[START]

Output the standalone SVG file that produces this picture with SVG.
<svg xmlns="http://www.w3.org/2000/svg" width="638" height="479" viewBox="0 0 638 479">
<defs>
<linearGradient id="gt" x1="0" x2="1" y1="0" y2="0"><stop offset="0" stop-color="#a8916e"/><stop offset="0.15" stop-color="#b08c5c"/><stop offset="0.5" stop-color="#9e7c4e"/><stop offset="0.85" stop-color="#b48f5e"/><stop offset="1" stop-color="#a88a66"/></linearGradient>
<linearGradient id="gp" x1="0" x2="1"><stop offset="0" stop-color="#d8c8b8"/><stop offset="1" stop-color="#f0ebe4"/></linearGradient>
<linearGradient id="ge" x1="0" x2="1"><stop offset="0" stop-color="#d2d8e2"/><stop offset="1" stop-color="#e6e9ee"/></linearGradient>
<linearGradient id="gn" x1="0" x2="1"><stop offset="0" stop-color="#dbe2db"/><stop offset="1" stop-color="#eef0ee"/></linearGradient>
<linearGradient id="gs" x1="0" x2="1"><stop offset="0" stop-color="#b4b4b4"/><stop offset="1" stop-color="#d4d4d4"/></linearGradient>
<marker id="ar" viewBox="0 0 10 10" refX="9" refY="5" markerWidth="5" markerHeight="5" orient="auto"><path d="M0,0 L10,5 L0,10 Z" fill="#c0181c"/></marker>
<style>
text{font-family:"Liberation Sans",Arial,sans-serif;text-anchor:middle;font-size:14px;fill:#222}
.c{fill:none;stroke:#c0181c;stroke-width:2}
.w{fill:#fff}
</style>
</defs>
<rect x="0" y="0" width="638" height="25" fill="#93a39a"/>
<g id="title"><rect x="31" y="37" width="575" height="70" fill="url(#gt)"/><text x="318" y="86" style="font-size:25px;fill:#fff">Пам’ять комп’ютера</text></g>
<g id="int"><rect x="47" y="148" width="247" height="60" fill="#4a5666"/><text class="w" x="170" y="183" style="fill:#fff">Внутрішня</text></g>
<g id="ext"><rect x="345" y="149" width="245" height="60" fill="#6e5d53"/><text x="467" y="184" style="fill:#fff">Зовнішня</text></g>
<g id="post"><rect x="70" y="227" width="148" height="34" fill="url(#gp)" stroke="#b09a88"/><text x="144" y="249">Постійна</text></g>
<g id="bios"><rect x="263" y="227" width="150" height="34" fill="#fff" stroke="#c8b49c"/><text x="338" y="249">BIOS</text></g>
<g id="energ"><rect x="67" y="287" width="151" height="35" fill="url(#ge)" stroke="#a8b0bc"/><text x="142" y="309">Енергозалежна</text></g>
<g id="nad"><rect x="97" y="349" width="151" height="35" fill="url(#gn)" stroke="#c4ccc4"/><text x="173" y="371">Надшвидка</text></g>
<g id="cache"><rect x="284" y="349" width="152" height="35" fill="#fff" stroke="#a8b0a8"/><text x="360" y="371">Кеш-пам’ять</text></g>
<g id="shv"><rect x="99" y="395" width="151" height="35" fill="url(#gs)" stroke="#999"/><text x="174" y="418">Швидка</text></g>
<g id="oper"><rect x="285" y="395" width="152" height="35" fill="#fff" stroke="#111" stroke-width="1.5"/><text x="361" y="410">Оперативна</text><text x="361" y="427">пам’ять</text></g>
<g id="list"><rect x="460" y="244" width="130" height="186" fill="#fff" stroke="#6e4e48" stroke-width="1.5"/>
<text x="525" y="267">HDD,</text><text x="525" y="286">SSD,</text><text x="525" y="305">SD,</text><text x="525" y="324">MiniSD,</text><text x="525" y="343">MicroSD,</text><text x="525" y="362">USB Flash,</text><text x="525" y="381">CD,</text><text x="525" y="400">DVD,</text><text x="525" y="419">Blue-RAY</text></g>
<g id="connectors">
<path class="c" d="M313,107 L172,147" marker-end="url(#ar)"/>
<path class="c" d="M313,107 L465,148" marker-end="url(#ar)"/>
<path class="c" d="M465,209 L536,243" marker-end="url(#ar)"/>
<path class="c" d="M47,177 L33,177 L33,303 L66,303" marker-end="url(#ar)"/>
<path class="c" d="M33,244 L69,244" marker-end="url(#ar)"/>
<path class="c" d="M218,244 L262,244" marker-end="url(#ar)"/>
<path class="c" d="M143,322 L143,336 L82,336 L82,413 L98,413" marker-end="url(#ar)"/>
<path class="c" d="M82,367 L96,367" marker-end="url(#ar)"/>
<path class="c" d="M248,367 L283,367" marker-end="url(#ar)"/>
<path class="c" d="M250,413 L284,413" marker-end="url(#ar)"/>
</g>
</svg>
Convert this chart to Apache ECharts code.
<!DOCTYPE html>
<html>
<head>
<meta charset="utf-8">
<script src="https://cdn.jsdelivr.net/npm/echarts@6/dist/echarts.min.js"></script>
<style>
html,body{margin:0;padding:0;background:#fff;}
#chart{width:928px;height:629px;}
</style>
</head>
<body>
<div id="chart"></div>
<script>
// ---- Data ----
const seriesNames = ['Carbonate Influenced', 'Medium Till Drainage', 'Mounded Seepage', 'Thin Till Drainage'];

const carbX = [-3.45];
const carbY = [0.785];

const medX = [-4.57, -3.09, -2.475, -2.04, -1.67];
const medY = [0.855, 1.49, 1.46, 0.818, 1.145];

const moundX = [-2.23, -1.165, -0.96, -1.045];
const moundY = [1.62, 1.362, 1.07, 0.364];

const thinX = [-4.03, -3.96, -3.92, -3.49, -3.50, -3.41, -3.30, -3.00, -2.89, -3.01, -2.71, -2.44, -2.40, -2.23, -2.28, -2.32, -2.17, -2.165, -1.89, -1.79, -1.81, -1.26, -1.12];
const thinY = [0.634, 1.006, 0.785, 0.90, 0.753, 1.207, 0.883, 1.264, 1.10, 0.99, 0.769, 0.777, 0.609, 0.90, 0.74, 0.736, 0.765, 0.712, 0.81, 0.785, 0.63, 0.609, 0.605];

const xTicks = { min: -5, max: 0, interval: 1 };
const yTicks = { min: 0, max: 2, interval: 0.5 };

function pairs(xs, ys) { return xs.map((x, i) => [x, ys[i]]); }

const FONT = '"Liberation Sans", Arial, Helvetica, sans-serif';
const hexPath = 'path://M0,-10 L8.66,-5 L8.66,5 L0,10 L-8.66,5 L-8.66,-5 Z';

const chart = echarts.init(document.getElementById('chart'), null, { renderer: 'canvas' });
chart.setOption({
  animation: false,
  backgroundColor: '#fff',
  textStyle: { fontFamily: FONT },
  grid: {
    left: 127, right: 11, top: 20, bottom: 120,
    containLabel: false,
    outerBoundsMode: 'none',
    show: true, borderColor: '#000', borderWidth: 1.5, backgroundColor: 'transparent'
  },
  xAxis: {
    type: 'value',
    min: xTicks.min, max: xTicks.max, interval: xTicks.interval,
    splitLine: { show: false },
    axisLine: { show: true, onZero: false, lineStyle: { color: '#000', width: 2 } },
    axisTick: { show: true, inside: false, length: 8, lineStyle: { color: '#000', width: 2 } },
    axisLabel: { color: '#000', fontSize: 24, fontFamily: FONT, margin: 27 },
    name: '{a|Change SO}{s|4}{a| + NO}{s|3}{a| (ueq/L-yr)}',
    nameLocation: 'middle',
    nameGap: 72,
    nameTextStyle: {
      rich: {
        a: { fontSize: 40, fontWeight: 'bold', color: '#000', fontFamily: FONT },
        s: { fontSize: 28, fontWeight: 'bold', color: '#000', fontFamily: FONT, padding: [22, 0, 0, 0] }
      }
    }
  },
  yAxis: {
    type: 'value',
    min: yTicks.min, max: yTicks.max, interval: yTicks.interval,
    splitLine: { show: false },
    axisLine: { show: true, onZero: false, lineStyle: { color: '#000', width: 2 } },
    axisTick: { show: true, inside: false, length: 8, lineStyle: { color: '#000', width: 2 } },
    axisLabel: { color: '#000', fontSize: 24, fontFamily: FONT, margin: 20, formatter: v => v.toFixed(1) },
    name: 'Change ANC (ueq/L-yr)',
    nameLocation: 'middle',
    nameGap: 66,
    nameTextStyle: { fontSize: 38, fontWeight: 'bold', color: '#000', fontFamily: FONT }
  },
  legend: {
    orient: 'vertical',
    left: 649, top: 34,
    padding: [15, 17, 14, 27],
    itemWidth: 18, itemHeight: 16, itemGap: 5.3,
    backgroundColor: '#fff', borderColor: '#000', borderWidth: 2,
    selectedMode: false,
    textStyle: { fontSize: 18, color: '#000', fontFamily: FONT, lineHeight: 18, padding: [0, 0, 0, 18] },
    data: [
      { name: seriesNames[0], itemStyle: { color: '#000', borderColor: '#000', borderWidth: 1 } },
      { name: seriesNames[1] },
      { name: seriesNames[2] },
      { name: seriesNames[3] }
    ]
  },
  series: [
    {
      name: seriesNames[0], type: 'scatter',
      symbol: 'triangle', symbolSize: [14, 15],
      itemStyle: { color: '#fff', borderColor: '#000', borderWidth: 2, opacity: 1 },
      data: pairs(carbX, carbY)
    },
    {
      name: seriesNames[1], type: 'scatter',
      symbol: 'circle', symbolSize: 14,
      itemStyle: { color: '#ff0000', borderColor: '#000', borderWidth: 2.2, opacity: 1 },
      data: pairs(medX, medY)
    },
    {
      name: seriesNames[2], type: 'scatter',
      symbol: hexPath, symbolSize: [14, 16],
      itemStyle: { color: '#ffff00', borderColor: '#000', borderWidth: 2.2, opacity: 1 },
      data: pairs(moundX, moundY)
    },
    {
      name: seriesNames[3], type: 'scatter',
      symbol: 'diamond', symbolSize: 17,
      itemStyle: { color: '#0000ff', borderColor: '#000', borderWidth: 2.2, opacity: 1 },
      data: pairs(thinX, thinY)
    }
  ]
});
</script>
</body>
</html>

[END]

→ EXERCISE DESCRIPTION
List each line in the listing that contains the string "this".

→ TASK OUTPUT
Output the standalone SVG file that produces this picture with SVG.
Convert this chart to Apache ECharts code.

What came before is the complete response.